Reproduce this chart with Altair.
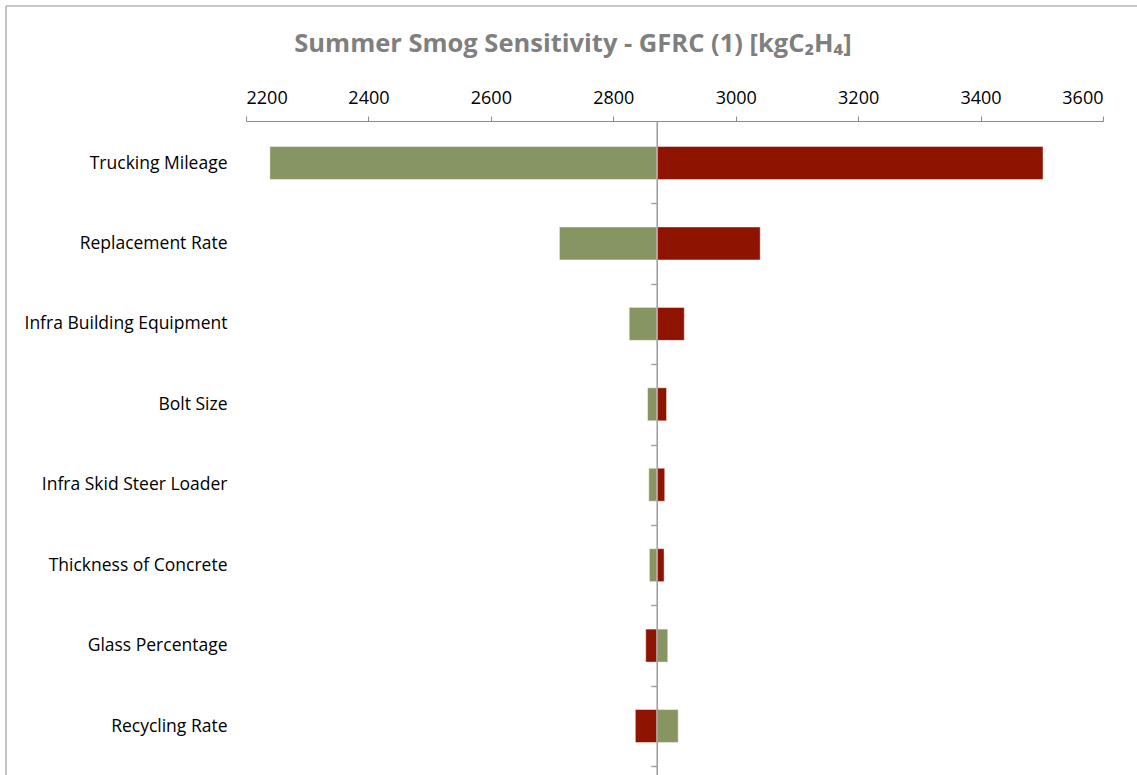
import altair as alt
import pandas as pd

# Sensitivity inputs, top to bottom
categories = [
    "Trucking Mileage",
    "Replacement Rate",
    "Infra Building Equipment",
    "Bolt Size ",
    "Infra Skid Steer Loader",
    "Thickness of Concrete",
    "Glass Percentage",
    "Recycling Rate",
]
# Baseline result [kgC2H4]
base_value = 2871
# Result for each input under the two scenarios
green_values = [2239, 2712, 2826, 2856, 2858, 2859, 2889, 2906]
red_values = [3502, 3040, 2916, 2887, 2884, 2883, 2853, 2836]
x_ticks = [2200, 2400, 2600, 2800, 3000, 3200, 3400, 3600]
title_text = "Summer Smog Sensitivity - GFRC (1) [kgC\u2082H\u2084]"

GREEN = "#879562"
RED = "#8E1300"
AXIS_GREY = "#9f9f9f"

rows = []
for cat, g, r in zip(categories, green_values, red_values):
    rows.append({"category": cat, "scenario": "green", "value": g, "base": base_value})
    rows.append({"category": cat, "scenario": "red", "value": r, "base": base_value})
df = pd.DataFrame(rows)

plot_w = 857
plot_h = 654
pad_inner = 0.59
pad_outer = 0.3607
x_min, x_max = x_ticks[0], x_ticks[-1]
# shift the category axis so that it sits on the baseline value
axis_shift = -(base_value - x_min) / (x_max - x_min) * plot_w
band_step = plot_h / (len(categories) - pad_inner + 2 * pad_outer)

x_enc = alt.X(
    "value:Q",
    scale=alt.Scale(domain=[x_min, x_max], nice=False, zero=False),
    axis=alt.Axis(
        orient="top",
        values=x_ticks,
        format="d",
        grid=False,
        title=None,
        domainColor="#8c8c8c",
        domainWidth=1,
        tickColor="#8c8c8c",
        tickSize=5,
        labelFont="Open Sans",
        labelFontSize=18,
        labelColor="#000000",
        labelPadding=9,
    ),
)

bars = alt.Chart(df).mark_bar(
    stroke="#ffffff", strokeWidth=1, strokeOpacity=0.45
).encode(
    x=x_enc,
    x2="base:Q",
    y=alt.Y(
        "category:N",
        sort=categories,
        scale=alt.Scale(paddingInner=pad_inner, paddingOuter=pad_outer, align=0.44),
        axis=alt.Axis(
            orient="left",
            offset=axis_shift,
            title=None,
            grid=False,
            domain=True,
            domainColor=AXIS_GREY,
            domainWidth=1.6,
            ticks=True,
            tickOffset=band_step / 2,
            labelOffset=-band_step / 2,
            tickColor=AXIS_GREY,
            tickWidth=1.4,
            tickSize=6,
            labelFont="Open Sans",
            labelFontSize=17.5,
            labelColor="#000000",
            labelLimit=400,
            labelPadding=-axis_shift + 13,
            zindex=1,
        ),
    ),
    color=alt.Color(
        "scenario:N",
        scale=alt.Scale(domain=["green", "red"], range=[GREEN, RED]),
        legend=None,
    ),
)

one_row = pd.DataFrame({"k": [0]})

# chart title with subscripted formula
title = alt.Chart(one_row).mark_text(
    font="Open Sans",
    fontSize=25.5,
    fontWeight="bold",
    color="#7f7f7f",
    align="center",
    baseline="middle",
).encode(
    x=alt.value(573 - 246),
    y=alt.value(44 - 121),
    text=alt.value(title_text),
)

# outer frame of the chart (left and top edges)
frame_left = alt.Chart(one_row).mark_rule(color="#b4b4b4", strokeWidth=1.6).encode(
    x=alt.value(-240), y=alt.value(-115), y2=alt.value(plot_h + 10)
)
frame_top = alt.Chart(one_row).mark_rule(color="#b4b4b4", strokeWidth=1.6).encode(
    x=alt.value(-240), x2=alt.value(plot_w + 60), y=alt.value(-115)
)

chart = (
    alt.layer(bars, title, frame_left, frame_top)
    .properties(
        width=plot_w,
        height=plot_h,
        background="#ffffff",
        autosize=alt.AutoSizeParams(type="none"),
        padding={"left": 246, "top": 121, "right": 34, "bottom": 0},
    )
    .configure_view(strokeWidth=0, stroke="transparent")
    .configure_axis(grid=False)
)

chart.save("out.html", embed_options={"renderer": "svg", "actions": False})
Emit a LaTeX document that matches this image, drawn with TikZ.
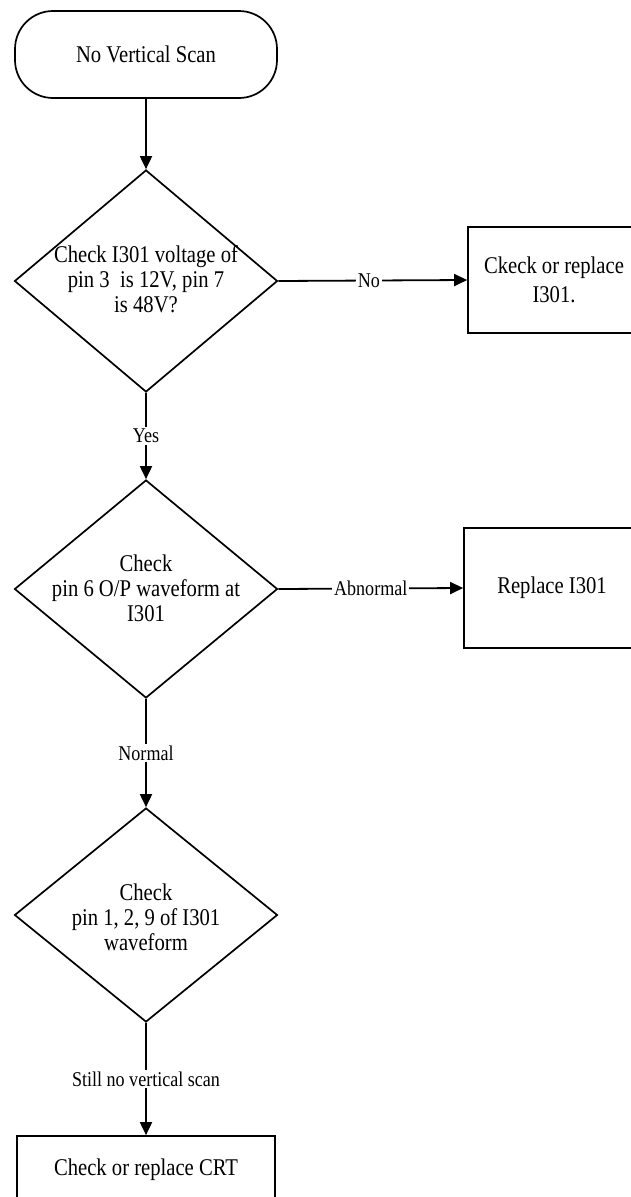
\documentclass[tikz,border=0pt]{standalone}
\usepackage{fontspec}
\setmainfont{Liberation Serif}[FakeStretch=0.86]
\usetikzlibrary{shapes.geometric,arrows.meta}
\begin{document}
\begin{tikzpicture}[x=1pt,y=-1pt,
  conn/.style={line width=1.8pt},
  arr/.style={conn,-{Triangle[length=13pt,width=12pt]}},
  dia/.style={draw,line width=1.7pt,diamond,minimum width=263pt,minimum height=222pt,inner sep=0pt},
  boxn/.style={draw,line width=1.7pt,rectangle,inner sep=0pt},
  txt/.style={align=center,font=\fontsize{24}{25}\selectfont},
  lab/.style={fill=white,inner sep=2pt,font=\fontsize{21}{23}\selectfont}]
\useasboundingbox (0,0) rectangle (631,1197);
\clip (0,0) rectangle (631,1197);
\fill[white] (0,0) rectangle (631,1197);

\node[boxn,rounded corners=38pt,minimum width=262pt,minimum height=87pt] (start) at (146,54.5) {};
\node[txt] (starttxt) at (start) {No Vertical Scan};

\node[dia] (d1) at (146,281) {};
\node[txt] (d1txt) at (146,279) {Check I301 voltage of\\pin 3\ \ is 12V, pin 7\\is 48V?};

\node[boxn,minimum width=172pt,minimum height=106pt] (b1) at (554,280) {};
\node[txt,font=\fontsize{24}{29}\selectfont] (b1txt) at (b1) {Ckeck or replace\\I301.};

\node[dia,minimum height=218pt] (d2) at (146,589) {};
\node[txt] (d2txt) at (146,588) {Check\\pin 6 O/P waveform at\\I301};

\node[boxn,minimum width=176pt,minimum height=120pt] (b2) at (552,588) {};
\node[txt] (b2txt) at (b2) {Replace I301};

\node[dia,minimum height=214pt] (d3) at (146,915) {};
\node[txt] (d3txt) at (146,917) {Check\\pin 1, 2, 9 of I301\\waveform};

\node[boxn,minimum width=258pt,minimum height=68pt] (b3) at (146,1170) {};
\node[txt] (b3txt) at (b3) {Check or replace CRT};

\draw[arr] (start.south) -- (d1.north);
\draw[arr] (d1.east) -- node[lab,pos=0.48] {No} (b1.west);
\draw[arr] (d1.south) -- node[lab] {Yes} (d2.north);
\draw[arr] (d2.east) -- node[lab] {Abnormal} (b2.west);
\draw[arr] (d2.south) -- node[lab] {Normal} (d3.north);
\draw[arr] (d3.south) -- node[lab] {Still no vertical scan} (b3.north);
\end{tikzpicture}
\end{document}
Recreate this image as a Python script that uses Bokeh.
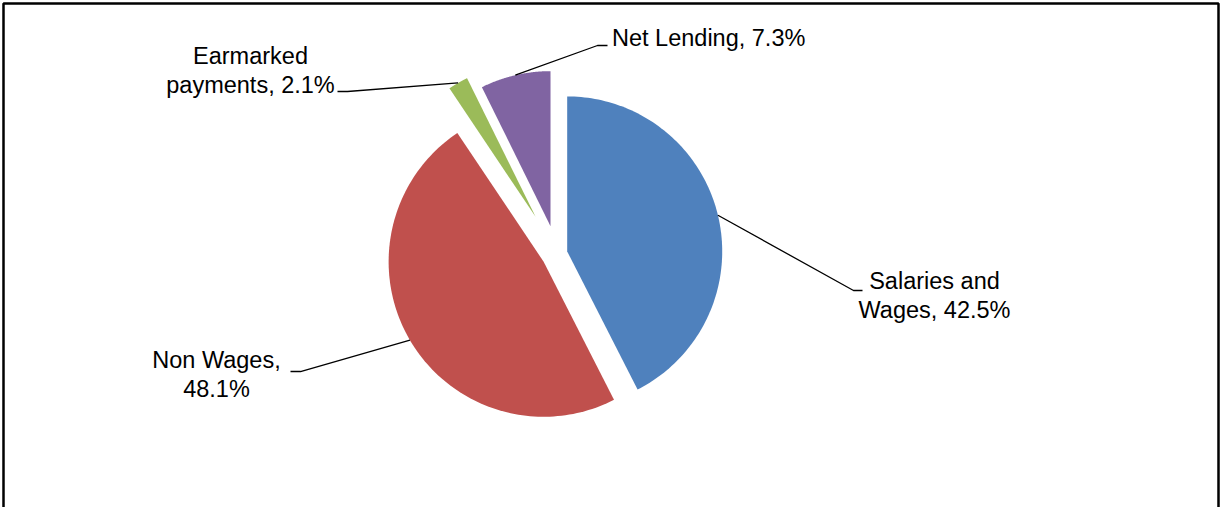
import numpy as np
from bokeh.plotting import figure
from bokeh.models import Range1d, ColumnDataSource
from bokeh.core.properties import value
from bokeh.embed import file_html
from bokeh.resources import INLINE

# ---- data ----
categories = ["Salaries and Wages", "Non Wages", "Earmarked payments", "Net Lending"]
values = [42.5, 48.1, 2.1, 7.3]
colors = ["#4F81BD", "#C0504D", "#9BBB59", "#8064A2"]

# ---- layout / style (pixels) ----
W, H = 1221, 507
cx, cy, R = 556.5, 253.4, 155.0
explode = [10.5, 15.5, 42.5, 28.5]
break_at = [12, 10, 9, None]
TEXT_DY = -7.5
label_anchor = [(934, 288, "center"), (216, 367, "center"), (250, 63.3, "center"), (611.5, 45, "left")]
label_elbow = [(853, 290), (300, 371), (347, 91), (597, 45)]
label_end = [(862, 290), (290, 371), (337, 91), (607, 45)]
LINE_GAP = 28.5
FONT = value("Liberation Sans")
FSIZE = "23.5px"

p = figure(width=W, height=H, output_backend="svg", toolbar_location=None,
           x_range=Range1d(0, W), y_range=Range1d(H, 0),
           min_border=0, outline_line_color=None, background_fill_color="white")
p.axis.visible = False
p.grid.visible = False

total = float(sum(values))
cum = np.concatenate([[0.0], np.cumsum(values)]) / total
xs, ys, mids = [], [], []
for i in range(len(values)):
    t0, t1 = cum[i] * 2 * np.pi, cum[i + 1] * 2 * np.pi
    tm = (t0 + t1) / 2
    vx = cx + explode[i] * np.sin(tm)
    vy = cy - explode[i] * np.cos(tm)
    th = np.linspace(t0, t1, 120)
    px = np.concatenate([[vx], vx + R * np.sin(th)])
    py = np.concatenate([[vy], vy - R * np.cos(th)])
    xs.append(list(px))
    ys.append(list(py))
    mids.append((vx + R * np.sin(tm), vy - R * np.cos(tm)))

p.patches(xs=xs, ys=ys, fill_color=colors, line_color=None)

# leader lines
lx, ly = [], []
for i in range(len(values)):
    m = mids[i]
    lx.append([m[0], label_elbow[i][0], label_end[i][0]])
    ly.append([m[1], label_elbow[i][1], label_end[i][1]])
p.multi_line(xs=lx, ys=ly, line_color="black", line_width=1.3)

# labels
tx, ty, tt, ta = [], [], [], []
for i, (c, v) in enumerate(zip(categories, values)):
    s = f"{c}, {v}%"
    if break_at[i] is not None:
        s = s[:break_at[i]] + "\n" + s[break_at[i] + 1:]
    ax, ay, al = label_anchor[i]
    for j, line in enumerate(s.split("\n")):
        tx.append(ax)
        ty.append(ay + TEXT_DY + j * LINE_GAP)
        tt.append(line)
        ta.append(al)
src = ColumnDataSource(dict(x=tx, y=ty, text=tt, align=ta))
p.text(x="x", y="y", text="text", text_align="align", source=src,
       text_baseline="alphabetic", text_font=FONT, text_font_size=FSIZE,
       text_color="black")

# chart border (left, top, right)
p.line(x=[3, 3, 1218, 1218], y=[H, 3, 3, H], line_color="black", line_width=2.5)

open("out.html", "w").write(file_html(p, INLINE))
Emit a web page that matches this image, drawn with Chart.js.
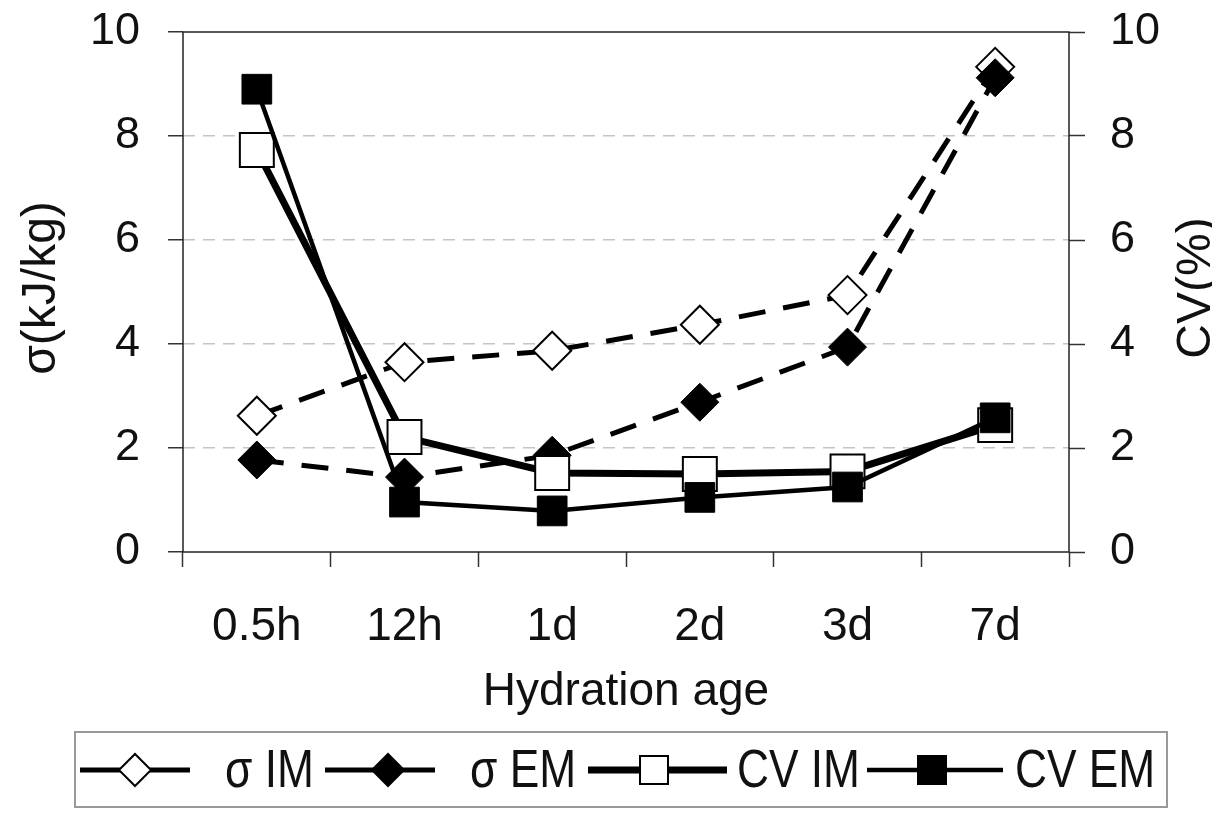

──────────────────────────────

Take the records above from their first line through the line with "import pandas as pd" and set those lines down word for word, minus the pictures.

■ Worked solution ■
Reproduce this chart with Altair.
import altair as alt
import pandas as pd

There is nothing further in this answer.